The TX500 and TX750 twins both featured a vibration control technology that Yamaha called an "Omni-phase balancer". In the TX750 two chain-driven shafts with bobweights counteracted vibrations generated in the engine, while the balancer in the TX500 was a simpler version with just a single balance shaft. The chain driving the balance shaft was hidden behind the alternator, making manual adjustment difficult.

The transmission was a 5-speed fully meshed unit that drove the rear wheel through a #530 chain and a 17/43 sprocket set. The drive cogs were later changed to 16/42. The bike came with both kick and electric start.

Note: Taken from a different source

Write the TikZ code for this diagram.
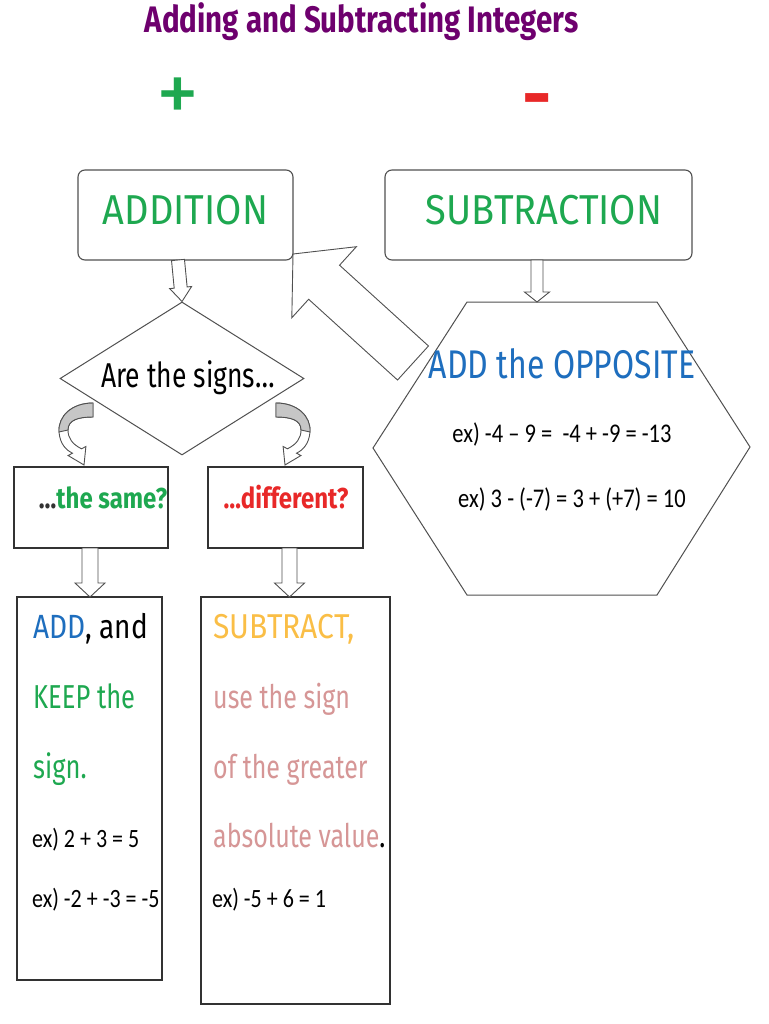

==Chassis and suspension==
The frame was a steel double-downtube cradle. The front suspension was a telescopic fork from Kayaba until 1976, when it became a Showa part. Rear suspension was by dual shock-absorbers and swing arm with adjustable pre-load. On early bikes the front brake was a single 10.5 in disk, while in back was a 7.06 in drum. In 1976 the front disk was increased in size to 298 mm, and the rear drum was converted to a single 267 mm disk. 1976 was also the year that alloy wheels were substituted for the traditional wire spokes previously mounted. The front tire size was 3.25-19-4PR and the rear was 3.50-18-4PR. Rear tire size rose to 4.00H-18-4PR on later bikes.

==Reviews and riding impressions==
Early reviews of the TX500 complimented the bike's handling, crediting the Omni-phase system with smoothing out the engine's inherent vibration. The brakes were also highly rated. A problem with sticking carburetor slides was experienced. Other reviewers found that power came on strongly and suddenly, especially in lower gears. There was also strong engine braking when the throttle was backed off. The transmission got high marks in other tests, but the carburetors were criticized. Other testers found fault with the push-pull throttle cable arrangement, and commented on slack in the drivetrain causing some jerkiness. The bike was described as being heavy for its displacement but not feeling the weight on the road. Some wheel skip was induced on a high-speed decreasing-radius downhill turn. Reviews of the revised XS500 indicated that the touchy throttle, carburetor issues and transmission lash of the TX500 had been addressed.